In the January 13 letter, the nine investors — mostly foreign private-equity players which together hold about 20 per cent stake in NSE — had pointed out that the merits of undertaking the restructuring had not been satisfactorily demonstrated by NSE and its management to the shareholders. The investors had requested the exchange not to go ahead with its restructuring plan and not to seek Sebi’s approval for the same.
The letter requested the exchange to file an in-principle approval application for listing with Sebi within the next 30 days and start the groundwork for listing.
In an email response last week, an NSE spokesperson said the restructuring plan was for ring-fencing the core regulatory function of the exchange after listing.
“Since Sebi's in-principal consent at least is required, it is only logical that the exchange explored regulatory feasibility for the process.

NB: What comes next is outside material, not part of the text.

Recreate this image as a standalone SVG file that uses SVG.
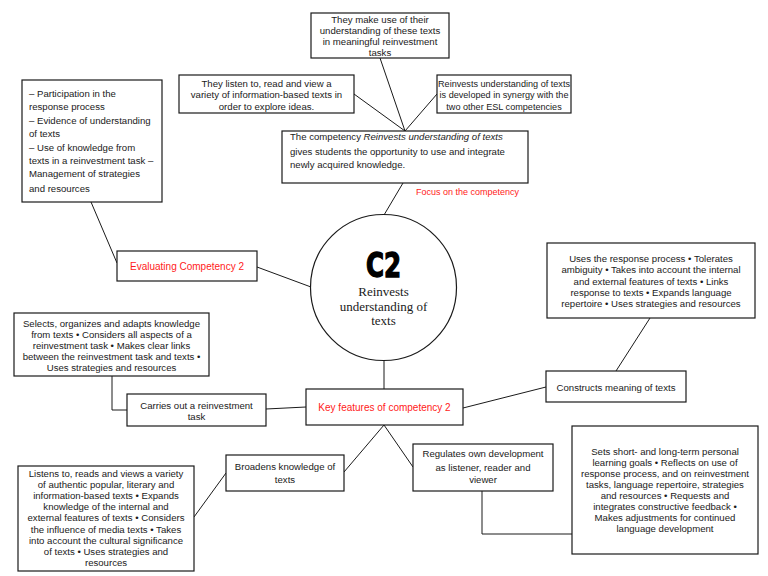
<svg xmlns="http://www.w3.org/2000/svg" width="768" height="576" viewBox="0 0 768 576">
<style>
.box{fill:#fff;stroke:#1a1a1a;stroke-width:1.2}
.t{font-family:"Liberation Sans",Arial,sans-serif;font-size:9.6px;fill:#1a1a1a}
.c{text-anchor:middle}
.red{fill:#ff1a1a;font-size:10px}
.ln{stroke:#1a1a1a;stroke-width:1;fill:none}
.serif{font-family:"Liberation Serif","Times New Roman",serif;font-size:13px;fill:#1a1a1a;text-anchor:middle}
</style>
<rect width="768" height="576" fill="#fff"/>
<g id="connectors">
<line class="ln" x1="380" y1="58" x2="405" y2="131"/>
<line class="ln" x1="354" y1="94" x2="405" y2="131"/>
<line class="ln" x1="437" y1="94" x2="405" y2="131"/>
<line class="ln" x1="403" y1="183" x2="384" y2="215"/>
<line class="ln" x1="91" y1="202" x2="117" y2="263"/>
<line class="ln" x1="257" y1="267" x2="311" y2="287"/>
<line class="ln" x1="650" y1="318" x2="616" y2="371"/>
<line class="ln" x1="463" y1="408" x2="546" y2="387"/>
<line class="ln" x1="384" y1="360" x2="384" y2="389"/>
<polyline class="ln" points="112,376 112,410 127,410"/>
<line class="ln" x1="266" y1="409" x2="306" y2="407"/>
<line class="ln" x1="194" y1="517" x2="226" y2="473"/>
<line class="ln" x1="384" y1="425" x2="344" y2="472"/>
<line class="ln" x1="384" y1="425" x2="413" y2="467"/>
<polyline class="ln" points="482,491 482,534 572,534"/>
</g>
<g id="n-top">
<rect class="box" x="311" y="13" width="138" height="45"/>
<text class="t c" x="380" y="22.5">They make use of their</text>
<text class="t c" x="380" y="33.5">understanding of these texts</text>
<text class="t c" x="380" y="44.5">in meaningful reinvestment</text>
<text class="t c" x="380" y="55.5">tasks</text>
</g>
<g id="n-listen">
<rect class="box" x="179" y="75" width="175" height="38"/>
<text class="t c" x="266.5" y="86.5">They listen to, read and view a</text>
<text class="t c" x="266.5" y="98">variety of information-based texts in</text>
<text class="t c" x="266.5" y="109.5">order to explore ideas.</text>
</g>
<g id="n-synergy">
<rect class="box" x="437" y="75" width="134" height="38"/>
<text class="t c" x="504" y="86.5" style="font-size:9.1px">Reinvests understanding of texts</text>
<text class="t c" x="504" y="98" style="font-size:9.1px">is developed in synergy with the</text>
<text class="t c" x="504" y="109.5" style="font-size:9.1px">two other ESL competencies</text>
</g>
<g id="n-focus">
<rect class="box" x="282" y="131" width="246" height="52"/>
<text class="t" x="290" y="140">The competency <tspan font-style="italic">Reinvests understanding of texts</tspan></text>
<text class="t" x="290" y="154.5">gives students the opportunity to use and integrate</text>
<text class="t" x="290" y="167.5">newly acquired knowledge.</text>
</g>
<g id="l-focus">
<text class="t red" x="416" y="195" style="font-size:9px">Focus on the competency</text>
</g>
<g id="n-criteria">
<rect class="box" x="22" y="80" width="140" height="122"/>
<text class="t" x="29" y="96.5">– Participation in the</text>
<text class="t" x="29" y="109.5">response process</text>
<text class="t" x="29" y="123.5">– Evidence of understanding</text>
<text class="t" x="29" y="136.5">of texts</text>
<text class="t" x="29" y="150.5">– Use of knowledge from</text>
<text class="t" x="29" y="163.5">texts in a reinvestment task –</text>
<text class="t" x="29" y="176.5">Management of strategies</text>
<text class="t" x="29" y="191.5">and resources</text>
</g>
<g id="n-evaluating">
<rect class="box" x="117" y="251" width="140" height="30"/>
<text class="t c red" x="187" y="269.5">Evaluating Competency 2</text>
</g>
<g id="n-center">
<circle cx="383.5" cy="287.5" r="73" fill="#fff" stroke="#1a1a1a" stroke-width="1.2"/>
<text transform="translate(383.5,276.5) scale(1.05,1.3)" x="0" y="0" text-anchor="middle" style="font-family:'DejaVu Sans Condensed','DejaVu Sans',sans-serif;font-weight:bold;font-size:26px;fill:#000;stroke:#000;stroke-width:1">C2</text>
<text class="serif" x="383.5" y="296">Reinvests</text>
<text class="serif" x="383.5" y="311">understanding of</text>
<text class="serif" x="383.5" y="324.5">texts</text>
</g>
<g id="n-uses">
<rect class="box" x="547" y="243" width="208" height="75"/>
<text class="t c" x="651" y="261.5">Uses the response process • Tolerates</text>
<text class="t c" x="651" y="273">ambiguity • Takes into account the internal</text>
<text class="t c" x="651" y="284.5">and external features of texts • Links</text>
<text class="t c" x="651" y="295.5">response to texts • Expands language</text>
<text class="t c" x="651" y="306.5">repertoire • Uses strategies and resources</text>
</g>
<g id="n-constructs">
<rect class="box" x="546" y="371" width="140" height="31"/>
<text class="t c" x="616" y="390.5">Constructs meaning of texts</text>
</g>
<g id="n-key">
<rect class="box" x="306" y="389" width="157" height="36"/>
<text class="t c red" x="384.5" y="410.5">Key features of competency 2</text>
</g>
<g id="n-selects">
<rect class="box" x="14" y="313" width="195" height="63"/>
<text class="t c" x="111.5" y="326.5">Selects, organizes and adapts knowledge</text>
<text class="t c" x="111.5" y="337.5">from texts • Considers all aspects of a</text>
<text class="t c" x="111.5" y="348.5">reinvestment task • Makes clear links</text>
<text class="t c" x="111.5" y="359.5">between the reinvestment task and texts •</text>
<text class="t c" x="111.5" y="370.5">Uses strategies and resources</text>
</g>
<g id="n-carries">
<rect class="box" x="127" y="394" width="139" height="32"/>
<text class="t c" x="196.5" y="408.5">Carries out a reinvestment</text>
<text class="t c" x="196.5" y="419.5">task</text>
</g>
<g id="n-listens">
<rect class="box" x="18" y="466" width="176" height="105"/>
<text class="t c" x="106" y="476.5">Listens to, reads and views a variety</text>
<text class="t c" x="106" y="487.7">of authentic popular, literary and</text>
<text class="t c" x="106" y="499">information-based texts • Expands</text>
<text class="t c" x="106" y="510.2">knowledge of the internal and</text>
<text class="t c" x="106" y="521.4">external features of texts • Considers</text>
<text class="t c" x="106" y="532.6">the influence of media texts • Takes</text>
<text class="t c" x="106" y="543.8">into account the cultural significance</text>
<text class="t c" x="106" y="555">of texts • Uses strategies and</text>
<text class="t c" x="106" y="566.2">resources</text>
</g>
<g id="n-broadens">
<rect class="box" x="226" y="455" width="118" height="36"/>
<text class="t c" x="285" y="469.5">Broadens knowledge of</text>
<text class="t c" x="285" y="482.5">texts</text>
</g>
<g id="n-regulates">
<rect class="box" x="413" y="444" width="140" height="47"/>
<text class="t c" x="483" y="456.5">Regulates own development</text>
<text class="t c" x="483" y="470.5">as listener, reader and</text>
<text class="t c" x="483" y="482.5">viewer</text>
</g>
<g id="n-sets">
<rect class="box" x="572" y="426" width="186" height="128"/>
<text class="t c" x="665" y="454.5">Sets short- and long-term personal</text>
<text class="t c" x="665" y="465.5">learning goals • Reflects on use of</text>
<text class="t c" x="665" y="476.5">response process, and on reinvestment</text>
<text class="t c" x="665" y="487.5">tasks, language repertoire, strategies</text>
<text class="t c" x="665" y="499">and resources • Requests and</text>
<text class="t c" x="665" y="510">integrates constructive feedback •</text>
<text class="t c" x="665" y="521">Makes adjustments for continued</text>
<text class="t c" x="665" y="532">language development</text>
</g>
</svg>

Besides, during the past few months, NSE did have formal meetings with shareholders where the same was discussed,” he said.
The demand for listing has grown stronger in recent weeks after the market regulator relaxed its ‘fit and proper’ norms. Besides private-equity players, domestic entities like IFCI, SBI, and IDBI Bank have now expressed disapproval over the delays in getting the exchange listed.
The new rules allow shareholders in an exchange to certify if they are ‘fit and proper’ to hold a stake in an exchange. Sebi has said that shareholders will need to seek Sebi’s approval within 15 days of acquisition, for purchasing more than two per cent shares in a listed exchange, while those wanting to acquire beyond five per cent will have to seek prior approval.